I’m not going to lie, it wasn’t the best day for me. There were lots of tears and episodes of spit-up.
I was ready for my husband to be home an hour before he ever was.
When he finally got home, he dealt with the toddler so I could tend to the baby and get her to bed.
We had a big list of things to do that night—cleaning, organizing, and decluttering the basement.
Once I got the baby to bed, cleaned up, put dinner away, and my husband still wasn’t downstairs, I got angry.
Fast. Too fast.
Why was I doing all of this by myself?
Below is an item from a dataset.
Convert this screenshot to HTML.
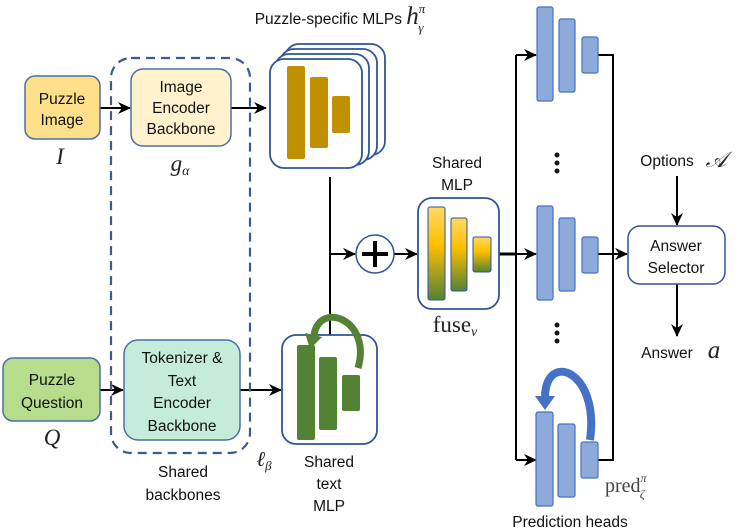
<!DOCTYPE html>
<html><head><meta charset="utf-8"><style>
html,body{margin:0;padding:0;background:#fff;}
svg{display:block;font-family:"Liberation Sans",sans-serif;}
.t{font-size:15.5px;fill:#111;text-anchor:middle;}
.m{font-family:"Liberation Serif",serif;font-style:italic;fill:#222;}
</style></head><body>
<svg width="738" height="532" viewBox="0 0 738 532" xmlns="http://www.w3.org/2000/svg">
<defs>
<marker id="ar" markerWidth="13" markerHeight="12" refX="12" refY="6" orient="auto" markerUnits="userSpaceOnUse">
<path d="M0,0 L13,6 L0,12 L4,6 Z" fill="#000"/></marker>
<linearGradient id="gy" x1="0" y1="0" x2="0" y2="1">
<stop offset="0" stop-color="#ffd966"/><stop offset="0.4" stop-color="#ffc000"/><stop offset="1" stop-color="#548235"/></linearGradient>
</defs>
<g stroke="#000" stroke-width="2" fill="none">
<line x1="100" y1="108" x2="130" y2="108" marker-end="url(#ar)"/>
<line x1="231" y1="108" x2="266" y2="108" marker-end="url(#ar)"/>
<line x1="100" y1="390" x2="123" y2="390" marker-end="url(#ar)"/>
<line x1="240" y1="390" x2="281" y2="390" marker-end="url(#ar)"/>
<line x1="330" y1="177" x2="330" y2="336"/>
<line x1="330" y1="254" x2="355" y2="254" marker-end="url(#ar)"/>
<line x1="394" y1="254" x2="417" y2="254" marker-end="url(#ar)"/>
<line x1="499" y1="254" x2="516" y2="254" stroke-width="3"/>
<line x1="516" y1="55" x2="516" y2="460"/>
<line x1="516" y1="55" x2="536" y2="55" marker-end="url(#ar)"/>
<line x1="516" y1="254" x2="536" y2="254" marker-end="url(#ar)"/>
<line x1="516" y1="460" x2="536" y2="460" marker-end="url(#ar)"/>
<polyline points="598,55 613,55 613,460 598,460"/>
<line x1="598" y1="254" x2="627" y2="254" marker-end="url(#ar)"/>
<line x1="677" y1="176" x2="677" y2="225" marker-end="url(#ar)"/>
<line x1="677" y1="284" x2="677" y2="336" marker-end="url(#ar)"/>
</g>
<rect x="111" y="58" width="139" height="395" rx="20" fill="none" stroke="#3d5a8a" stroke-width="2.2" stroke-dasharray="9,6"/>
<rect x="25" y="76" width="75" height="63" rx="10" fill="#ffe08a" stroke="#4a6fa5" stroke-width="1.5"/>
<text class="t" x="62" y="104">Puzzle</text><text class="t" x="62" y="125">Image</text>
<text class="m" x="60" y="164" font-size="23" text-anchor="middle">I</text>
<rect x="131" y="69" width="100" height="77" rx="12" fill="#fff2cc" stroke="#4a6fa5" stroke-width="1.5"/>
<text class="t" x="181" y="92">Image</text><text class="t" x="181" y="113">Encoder</text><text class="t" x="181" y="134">Backbone</text>
<text class="m" x="180" y="171" font-size="23" text-anchor="middle">g<tspan font-size="14" dy="4">α</tspan></text>
<text class="t" x="340" y="24">Puzzle-specific MLPs <tspan class="m" font-size="25">h</tspan><tspan class="m" font-size="13" dy="-11">π</tspan><tspan class="m" font-size="13" dx="-7" dy="19">γ</tspan></text>
<g fill="#fff" stroke="#2f5597" stroke-width="1.8">
<rect x="285" y="44" width="100" height="111" rx="14"/>
<rect x="280" y="49" width="97" height="111" rx="14"/>
<rect x="275" y="54" width="94" height="111" rx="14"/>
<rect x="270" y="59" width="92" height="109" rx="14"/>
</g>
<g fill="#bf9000">
<rect x="287" y="66" width="18" height="93" rx="2"/><rect x="310" y="77" width="18" height="71" rx="2"/><rect x="332" y="96" width="18" height="37" rx="2"/></g>
<circle cx="375" cy="254" r="19" fill="#fff" stroke="#2f5597" stroke-width="1.5"/>
<path d="M362,254 H388 M375,241 V267" stroke="#000" stroke-width="4"/>
<text class="t" x="457" y="168">Shared</text><text class="t" x="457" y="190">MLP</text>
<rect x="418" y="198" width="81" height="111" rx="14" fill="#fff" stroke="#2f5597" stroke-width="1.8"/>
<g fill="url(#gy)" stroke="#2f5597" stroke-width="1">
<rect x="428" y="207" width="17" height="93" rx="2"/><rect x="451" y="218" width="16" height="73" rx="2"/><rect x="473" y="237" width="18" height="35" rx="2"/></g>
<text x="455" y="332" font-family="Liberation Serif,serif" font-size="23" fill="#222" text-anchor="middle">fuse<tspan font-style="italic" font-size="14" dy="4">ν</tspan></text>
<g fill="#8eaadb" stroke="#4472c4" stroke-width="1.2">
<rect x="537" y="7" width="16" height="94" rx="2"/><rect x="559" y="19" width="16" height="73" rx="2"/><rect x="582" y="37" width="16" height="36" rx="2"/>
<rect x="537" y="206" width="16" height="94" rx="2"/><rect x="559" y="218" width="16" height="73" rx="2"/><rect x="582" y="237" width="16" height="36" rx="2"/>
<rect x="536" y="412" width="17" height="94" rx="2"/><rect x="558" y="424" width="17" height="73" rx="2"/><rect x="581" y="442" width="17" height="36" rx="2"/>
</g>
<g fill="#111"><circle cx="557" cy="155" r="2.5"/><circle cx="557" cy="163" r="2.5"/><circle cx="557" cy="171" r="2.5"/>
<circle cx="557" cy="325" r="2.5"/><circle cx="557" cy="333" r="2.5"/><circle cx="557" cy="341" r="2.5"/></g>
<path d="M590,440 C600,370 545,350 545,398" fill="none" stroke="#4472c4" stroke-width="8"/>
<path d="M535,396 L555,396 L545,410 Z" fill="#4472c4"/>
<text class="t" x="570" y="527">Prediction heads</text>
<text x="605" y="492" font-family="Liberation Serif,serif" font-size="20" fill="#444">pred<tspan font-style="italic" font-size="12" dy="-10">π</tspan><tspan font-style="italic" font-size="12" dx="-7" dy="16">ζ</tspan></text>
<text class="t" x="667" y="166">Options</text>
<text class="m" x="716" y="167" font-size="22" text-anchor="middle">𝒜</text>
<rect x="628" y="226" width="97" height="58" rx="12" fill="#fff" stroke="#2f5597" stroke-width="1.5"/>
<text class="t" x="676" y="251">Answer</text><text class="t" x="676" y="273">Selector</text>
<text class="t" x="667" y="358">Answer</text>
<text class="m" x="714" y="358" font-size="25" text-anchor="middle">a</text>
<rect x="3" y="358" width="97" height="63" rx="10" fill="#b6dd8c" stroke="#4a6fa5" stroke-width="1.5"/>
<text class="t" x="52" y="385">Puzzle</text><text class="t" x="52" y="408">Question</text>
<text class="m" x="52" y="445" font-size="23" text-anchor="middle">Q</text>
<rect x="124" y="340" width="116" height="100" rx="14" fill="#c5ecd9" stroke="#4a6fa5" stroke-width="1.5"/>
<text class="t" x="182" y="363">Tokenizer &amp;</text><text class="t" x="182" y="386">Text</text><text class="t" x="182" y="408">Encoder</text><text class="t" x="182" y="431">Backbone</text>
<text class="t" x="183" y="477">Shared</text><text class="t" x="183" y="500">backbones</text>
<text class="m" x="264" y="466" font-size="21" fill="#555" text-anchor="middle">ℓ<tspan font-size="13" dy="4">β</tspan></text>
<rect x="282" y="335" width="95" height="109" rx="14" fill="#fff" stroke="#2f5597" stroke-width="1.8"/>
<g fill="#548235">
<rect x="297" y="345" width="18" height="95" rx="2"/><rect x="319" y="357" width="18" height="73" rx="2"/><rect x="342" y="375" width="18" height="36" rx="2"/></g>
<path d="M358,368 C372,320 320,300 314,335" fill="none" stroke="#548235" stroke-width="7"/>
<path d="M305,333 L322,337 L310,349 Z" fill="#548235"/>
<text class="t" x="329" y="467">Shared</text><text class="t" x="329" y="489">text</text><text class="t" x="329" y="511">MLP</text>
</svg>
</body></html>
We usually split these chores at night.
Why was he hiding upstairs?
So I took my anger and went to the basement to try to start the work we needed to get done.
Lo and behold, I couldn’t do any of it because I wasn’t strong enough.
Cue more anger.
I took my collected anger and irritation from the day and marched it all straight upstairs to tell him to come and help me.
That’s when I found this—him asleep with the baby on his chest.
I instantly felt so much guilt.
Why did I let myself get worked up over him not being there to help me clean the kitchen?
Why did I let my anger from the day continue to fuel my evening? The only two hours I get to spend with my husband each day.
He’s worked hard all day.
He’s tired, too.
He came home and held the crying baby so I could have a five-minute break. He put the toddler to bed I’ve had to pretty much argue with all day.
He helped because he cared. He helped because he loves us.
They both fell asleep. Exhausted from their albeit different days.
My anger is now gone. It’s been replaced with gratitude.
I needed tonight to play out exactly how it did.
Anger and all.
I needed to be put in my place.
Without it, I wouldn’t have been able to witness this.